For let them be placed so that CA is in a straight line with AD; therefore EA is also in a straight line with AB. [I. 14]

Let BD be joined.

Since then the triangle ABC is equal to the triangle ADE, and BAD is another area, therefore, as the triangle CAB is to the triangle BAD, so is the triangle EAD to the triangle BAD. [V. 7]

But, as CAB is to BAD, so is CA to AD, [VI. 1] and, as EAD is to BAD, so is EA to AB. [id.]

Therefore also, as CA is to AD, so is EA to AB. [V. 11]
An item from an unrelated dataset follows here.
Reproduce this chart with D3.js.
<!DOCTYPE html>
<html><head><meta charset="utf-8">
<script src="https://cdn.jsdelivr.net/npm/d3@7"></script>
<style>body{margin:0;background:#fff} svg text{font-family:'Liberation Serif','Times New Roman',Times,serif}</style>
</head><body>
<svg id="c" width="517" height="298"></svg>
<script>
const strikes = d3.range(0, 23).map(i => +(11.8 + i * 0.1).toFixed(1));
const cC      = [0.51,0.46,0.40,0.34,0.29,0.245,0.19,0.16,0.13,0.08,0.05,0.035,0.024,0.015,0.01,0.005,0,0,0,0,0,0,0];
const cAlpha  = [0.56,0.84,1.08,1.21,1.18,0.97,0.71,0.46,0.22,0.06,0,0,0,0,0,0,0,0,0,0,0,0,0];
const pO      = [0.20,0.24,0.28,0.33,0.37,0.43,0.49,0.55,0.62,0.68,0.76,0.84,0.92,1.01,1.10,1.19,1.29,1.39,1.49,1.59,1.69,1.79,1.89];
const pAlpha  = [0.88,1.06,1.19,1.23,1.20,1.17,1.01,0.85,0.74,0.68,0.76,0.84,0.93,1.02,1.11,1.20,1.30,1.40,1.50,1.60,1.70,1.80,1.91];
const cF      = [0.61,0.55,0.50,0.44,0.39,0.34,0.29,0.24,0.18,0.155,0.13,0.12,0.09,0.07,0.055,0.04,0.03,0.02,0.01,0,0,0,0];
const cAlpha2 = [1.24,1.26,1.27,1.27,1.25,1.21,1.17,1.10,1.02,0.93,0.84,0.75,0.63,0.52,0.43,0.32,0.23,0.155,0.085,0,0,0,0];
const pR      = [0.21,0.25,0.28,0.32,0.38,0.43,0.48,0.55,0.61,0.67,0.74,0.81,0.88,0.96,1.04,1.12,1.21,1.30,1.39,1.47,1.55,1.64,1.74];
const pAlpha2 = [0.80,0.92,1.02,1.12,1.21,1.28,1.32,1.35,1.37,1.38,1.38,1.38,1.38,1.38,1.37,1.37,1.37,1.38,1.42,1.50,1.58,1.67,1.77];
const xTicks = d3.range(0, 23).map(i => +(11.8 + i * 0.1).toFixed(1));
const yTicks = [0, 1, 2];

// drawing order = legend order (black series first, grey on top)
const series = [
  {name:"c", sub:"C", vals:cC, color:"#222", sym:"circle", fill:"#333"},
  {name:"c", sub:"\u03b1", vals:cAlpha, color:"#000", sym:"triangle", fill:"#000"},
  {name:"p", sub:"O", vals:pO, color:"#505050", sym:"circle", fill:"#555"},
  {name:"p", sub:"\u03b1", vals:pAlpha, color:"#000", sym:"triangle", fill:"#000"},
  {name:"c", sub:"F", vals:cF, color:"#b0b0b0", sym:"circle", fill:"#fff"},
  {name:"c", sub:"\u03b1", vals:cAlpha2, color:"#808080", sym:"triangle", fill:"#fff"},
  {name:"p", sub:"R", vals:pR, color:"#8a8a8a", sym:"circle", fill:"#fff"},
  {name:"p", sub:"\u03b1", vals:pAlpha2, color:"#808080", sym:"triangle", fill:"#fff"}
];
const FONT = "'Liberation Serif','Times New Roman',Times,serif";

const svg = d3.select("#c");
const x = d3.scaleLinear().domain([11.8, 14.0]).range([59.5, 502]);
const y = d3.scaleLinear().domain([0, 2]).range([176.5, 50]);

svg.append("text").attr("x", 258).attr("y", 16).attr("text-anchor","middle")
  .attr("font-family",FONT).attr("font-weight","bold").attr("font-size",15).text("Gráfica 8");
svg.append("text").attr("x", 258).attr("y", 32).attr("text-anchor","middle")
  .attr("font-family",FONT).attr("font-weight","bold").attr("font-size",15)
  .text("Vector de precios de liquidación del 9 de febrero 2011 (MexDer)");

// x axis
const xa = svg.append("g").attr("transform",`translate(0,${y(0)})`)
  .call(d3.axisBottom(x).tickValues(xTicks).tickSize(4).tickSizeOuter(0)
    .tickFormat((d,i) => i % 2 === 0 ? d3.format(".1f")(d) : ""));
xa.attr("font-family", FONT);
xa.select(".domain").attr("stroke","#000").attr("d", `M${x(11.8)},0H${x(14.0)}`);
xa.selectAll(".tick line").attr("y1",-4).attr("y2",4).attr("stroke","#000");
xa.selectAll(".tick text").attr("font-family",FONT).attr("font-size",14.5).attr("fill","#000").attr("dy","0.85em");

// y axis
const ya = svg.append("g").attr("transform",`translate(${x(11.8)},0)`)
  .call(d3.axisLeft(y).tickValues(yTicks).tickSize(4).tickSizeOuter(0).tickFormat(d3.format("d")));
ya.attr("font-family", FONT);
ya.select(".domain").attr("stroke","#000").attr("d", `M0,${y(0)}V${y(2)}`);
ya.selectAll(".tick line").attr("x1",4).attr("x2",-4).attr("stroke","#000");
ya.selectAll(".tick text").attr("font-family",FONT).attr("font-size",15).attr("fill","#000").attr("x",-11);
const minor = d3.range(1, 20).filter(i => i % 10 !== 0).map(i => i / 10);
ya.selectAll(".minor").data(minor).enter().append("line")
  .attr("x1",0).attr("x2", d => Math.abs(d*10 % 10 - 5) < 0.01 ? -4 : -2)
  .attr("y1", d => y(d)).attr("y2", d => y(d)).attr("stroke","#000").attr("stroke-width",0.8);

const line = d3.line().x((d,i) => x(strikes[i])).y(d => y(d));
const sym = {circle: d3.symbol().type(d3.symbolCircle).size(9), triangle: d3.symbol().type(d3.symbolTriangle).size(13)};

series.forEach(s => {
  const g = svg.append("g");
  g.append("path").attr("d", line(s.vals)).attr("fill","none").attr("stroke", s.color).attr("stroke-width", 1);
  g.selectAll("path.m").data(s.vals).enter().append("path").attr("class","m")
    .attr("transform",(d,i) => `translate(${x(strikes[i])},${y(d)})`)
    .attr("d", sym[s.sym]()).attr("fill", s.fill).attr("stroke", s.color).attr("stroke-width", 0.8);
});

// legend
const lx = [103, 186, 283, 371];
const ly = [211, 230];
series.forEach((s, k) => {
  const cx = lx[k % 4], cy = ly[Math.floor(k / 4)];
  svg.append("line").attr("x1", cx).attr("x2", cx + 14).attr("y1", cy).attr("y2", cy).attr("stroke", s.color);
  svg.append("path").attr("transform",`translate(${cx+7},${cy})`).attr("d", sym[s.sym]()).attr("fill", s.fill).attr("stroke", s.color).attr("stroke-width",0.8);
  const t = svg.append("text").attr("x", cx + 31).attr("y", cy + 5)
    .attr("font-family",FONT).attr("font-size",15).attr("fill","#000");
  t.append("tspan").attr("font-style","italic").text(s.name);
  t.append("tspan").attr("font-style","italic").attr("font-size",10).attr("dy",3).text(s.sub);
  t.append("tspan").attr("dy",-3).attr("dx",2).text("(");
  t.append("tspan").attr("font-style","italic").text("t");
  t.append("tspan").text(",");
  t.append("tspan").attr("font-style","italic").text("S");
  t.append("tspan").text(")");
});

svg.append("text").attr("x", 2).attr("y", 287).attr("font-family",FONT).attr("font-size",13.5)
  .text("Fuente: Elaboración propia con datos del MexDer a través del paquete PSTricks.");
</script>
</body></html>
Therefore in the triangles ABC, ADE the sides about the equal angles are reciprocally proportional.

Next, let the sides of the triangles ABC, ADE be reciprocally proportional, that is to say, let EA be to AB as CA to AD; I say that the triangle ABC is equal to the triangle ADE.
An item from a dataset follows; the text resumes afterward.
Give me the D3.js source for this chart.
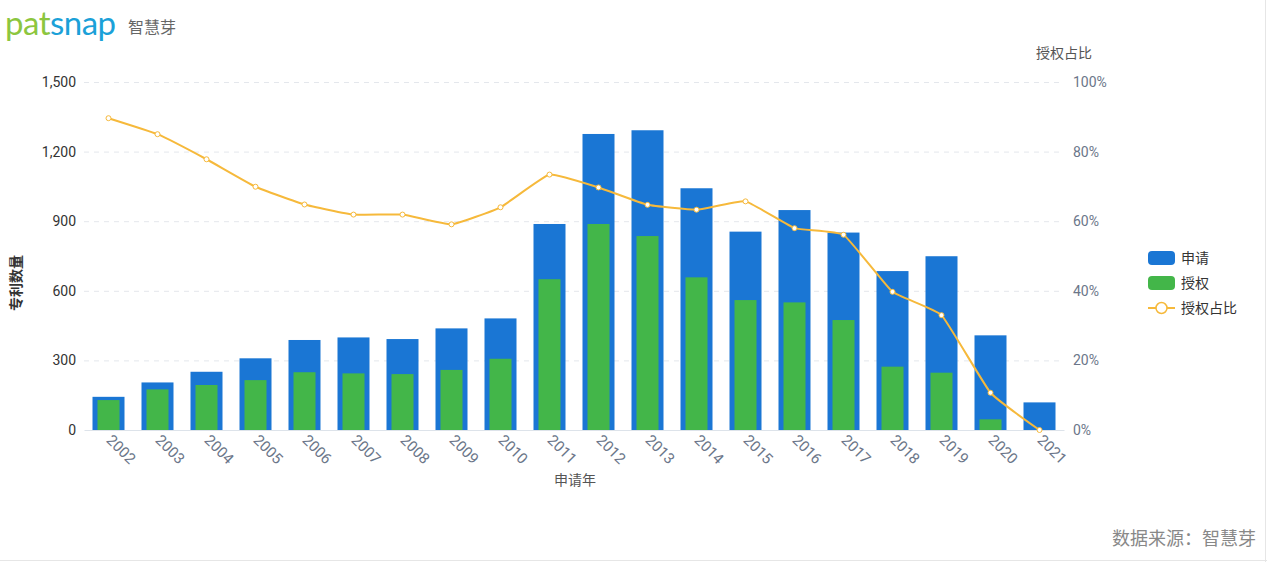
<!DOCTYPE html>
<html>
<head>
<meta charset="utf-8">
<script src="https://cdn.jsdelivr.net/npm/d3@7"></script>
<style>
    body { margin: 0; background: #fff; font-family: "Noto Sans CJK SC", "Noto Sans", sans-serif; }
    #chart { width: 1267px; height: 562px; }
</style>
</head>
<body>
<div id="chart"></div>
<script>
// data
const years = ["2002","2003","2004","2005","2006","2007","2008","2009","2010","2011",
               "2012","2013","2014","2015","2016","2017","2018","2019","2020","2021"];
const applied = [143, 205, 251, 309, 388, 399, 392, 438, 481, 888,
                 1276, 1292, 1042, 855, 948, 851, 685, 749, 408, 119];
const granted = [129, 175, 194, 215, 249, 244, 241, 259, 307, 650,
                 888, 836, 658, 560, 550, 474, 273, 247, 46, 0];
const grantRatio = [89.6, 85.0, 77.8, 69.9, 64.8, 61.9, 61.9, 59.1, 64.0, 73.4,
                    69.7, 64.7, 63.3, 65.7, 58.0, 56.1, 39.7, 33.0, 10.7, 0];
const leftTicks = [0, 300, 600, 900, 1200, 1500];
const rightTicks = [0, 20, 40, 60, 80, 100];

const W = 1267, H = 562;
const blue = "#1a76d4", green = "#43b649", orange = "#f6b93b";
const tickColor = "#6b7689";

const svg = d3.select("#chart").append("svg")
    .attr("width", W)
    .attr("height", H);

// card border
svg.append("line").attr("x1", 0).attr("x2", W).attr("y1", H - 1.5).attr("y2", H - 1.5)
    .attr("stroke", "#e6e6e6").attr("stroke-width", 1);
svg.append("line").attr("x1", W - 1.5).attr("x2", W - 1.5).attr("y1", 0).attr("y2", H)
    .attr("stroke", "#e6e6e6").attr("stroke-width", 1);

// logo
let logo = svg.append("text").attr("x", 5).attr("y", 35)
    .style("font-family", "Lato, 'Open Sans', sans-serif")
    .style("font-size", "33px")
    .style("letter-spacing", "-0.5px");
logo.append("tspan").attr("fill", "#8cc63f").text("pat");
logo.append("tspan").attr("fill", "#1ba1d8").text("snap");
svg.append("text").attr("x", 128).attr("y", 33)
    .attr("fill", "#666")
    .style("font-size", "16px")
    .text("智慧芽");

// scales
const x = d3.scaleBand().domain(years).range([84, 1064]);
const y = d3.scaleLinear().domain([0, 1500]).range([430, 82]);
const y2 = d3.scaleLinear().domain([0, 100]).range([430, 82]);

// grid
svg.append("g").selectAll("line")
    .data(leftTicks.slice(1))
    .enter().append("line")
    .attr("x1", 84).attr("x2", 1062)
    .attr("y1", d => y(d) + 0.5).attr("y2", d => y(d) + 0.5)
    .attr("stroke", "#e4e7ec")
    .attr("stroke-dasharray", "5,5");

// left axis
const yAxis = svg.append("g")
    .attr("transform", "translate(84,0)")
    .call(d3.axisLeft(y).tickValues(leftTicks).tickSize(0).tickPadding(8)
        .tickFormat(d3.format(",")));
yAxis.select(".domain").remove();
yAxis.selectAll("text").attr("fill", "#333").style("font-size", "14px")
    .style("font-family", "Roboto, 'Noto Sans', sans-serif");

// right axis
const y2Axis = svg.append("g")
    .attr("transform", "translate(1064,0)")
    .call(d3.axisRight(y2).tickValues(rightTicks).tickSize(0).tickPadding(9)
        .tickFormat(d => d + "%"));
y2Axis.select(".domain").remove();
y2Axis.selectAll("text").attr("fill", tickColor).style("font-size", "14px")
    .style("font-family", "Roboto, 'Noto Sans', sans-serif");

// bars
svg.append("g").selectAll("rect")
    .data(applied)
    .enter().append("rect")
    .attr("x", (d, i) => x(years[i]) + x.bandwidth() / 2 - 16)
    .attr("width", 32)
    .attr("y", d => y(d))
    .attr("height", d => y(0) - y(d))
    .attr("fill", blue);

svg.append("g").selectAll("rect")
    .data(granted)
    .enter().append("rect")
    .attr("x", (d, i) => x(years[i]) + x.bandwidth() / 2 - 11)
    .attr("width", 22)
    .attr("y", d => y(d))
    .attr("height", d => y(0) - y(d))
    .attr("fill", green);

// x axis
const xAxis = svg.append("g")
    .attr("transform", "translate(0,430)")
    .call(d3.axisBottom(x).tickSize(0).tickPadding(0));
xAxis.select(".domain").attr("stroke", "#dde3ea");
xAxis.selectAll("text")
    .attr("fill", tickColor)
    .style("font-size", "15px")
    .style("font-family", "Roboto, 'Noto Sans', sans-serif")
    .attr("text-anchor", "start")
    .attr("dy", null)
    .attr("y", null)
    .attr("transform", "translate(-3,11) rotate(45)");

// ratio line
const line = d3.line()
    .x((d, i) => x(years[i]) + x.bandwidth() / 2)
    .y(d => y2(d))
    .curve(d3.curveCardinal.tension(0.65));
svg.append("path")
    .datum(grantRatio)
    .attr("d", line)
    .attr("fill", "none")
    .attr("stroke", orange)
    .attr("stroke-width", 2);
svg.append("g").selectAll("circle")
    .data(grantRatio)
    .enter().append("circle")
    .attr("cx", (d, i) => x(years[i]) + x.bandwidth() / 2)
    .attr("cy", d => y2(d))
    .attr("r", 2.5)
    .attr("fill", "#fff")
    .attr("stroke", orange)
    .attr("stroke-width", 1);

// axis titles
svg.append("text")
    .attr("transform", "translate(21,283) rotate(-90)")
    .attr("text-anchor", "middle")
    .attr("fill", "#333")
    .style("font-size", "14px")
    .style("font-weight", "bold")
    .text("专利数量");
svg.append("text")
    .attr("x", 1064).attr("y", 58)
    .attr("text-anchor", "middle")
    .attr("fill", "#555")
    .style("font-size", "14px")
    .text("授权占比");
svg.append("text")
    .attr("x", 575).attr("y", 485)
    .attr("text-anchor", "middle")
    .attr("fill", "#555")
    .style("font-size", "14px")
    .text("申请年");

// legend
const legend = svg.append("g").attr("transform", "translate(1148,258)");
const legendItems = [
    { name: "申请", color: blue, type: "rect" },
    { name: "授权", color: green, type: "rect" },
    { name: "授权占比", color: orange, type: "line" }
];
legendItems.forEach((d, i) => {
    let g = legend.append("g").attr("transform", "translate(0," + i * 25 + ")");
    if (d.type === "rect") {
        g.append("rect").attr("x", 0).attr("y", -7).attr("width", 27).attr("height", 14)
            .attr("rx", 4).attr("fill", d.color);
    } else {
        g.append("line").attr("x1", 0).attr("x2", 27).attr("y1", 0).attr("y2", 0)
            .attr("stroke", d.color).attr("stroke-width", 2);
        g.append("circle").attr("cx", 13.5).attr("cy", 0).attr("r", 5.5)
            .attr("fill", "#fff").attr("stroke", d.color).attr("stroke-width", 1.5);
    }
    g.append("text").attr("x", 33).attr("y", 5)
        .attr("fill", "#333")
        .style("font-size", "14px")
        .text(d.name);
});

// source
svg.append("text")
    .attr("x", 1256).attr("y", 545)
    .attr("text-anchor", "end")
    .attr("fill", "#888")
    .style("font-size", "18px")
    .text("数据来源：智慧芽");
</script>
</body>
</html>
For, if BD be again joined, since, as CA is to AD, so is EA to AB, while, as CA is to AD, so is the triangle ABC to the triangle BAD, and, as EA is to AB, so is the triangle EAD to the triangle BAD, [VI. 1] therefore, as the triangle ABC is to the triangle BAD, so is the triangle EAD to the triangle BAD. [V. 11]

Therefore each of the triangles ABC, EAD has the same ratio to BAD.

Therefore the triangle ABC is equal to the triangle EAD. [V. 9]

Therefore etc. Q. E. D.

PROPOSITION 16.

Let the four straight lines AB, CD, E, F be proportional, so that, as AB is to CD, so is E to F; I say that the rectangle contained by AB, F is equal to the rectangle contained by CD, E.

Let AG, CH be drawn from the points A, C at right angles to the straight lines AB, CD, and let AG be made equal to F, and CH equal to E.

Let the parallelograms BG, DH be completed.

Then since, as AB is to CD, so is E to F, while E is equal to CH, and F to AG, therefore, as AB is to CD, so is CH to AG.

Therefore in the parallelograms BG, DH the sides about the equal angles are reciprocally proportional.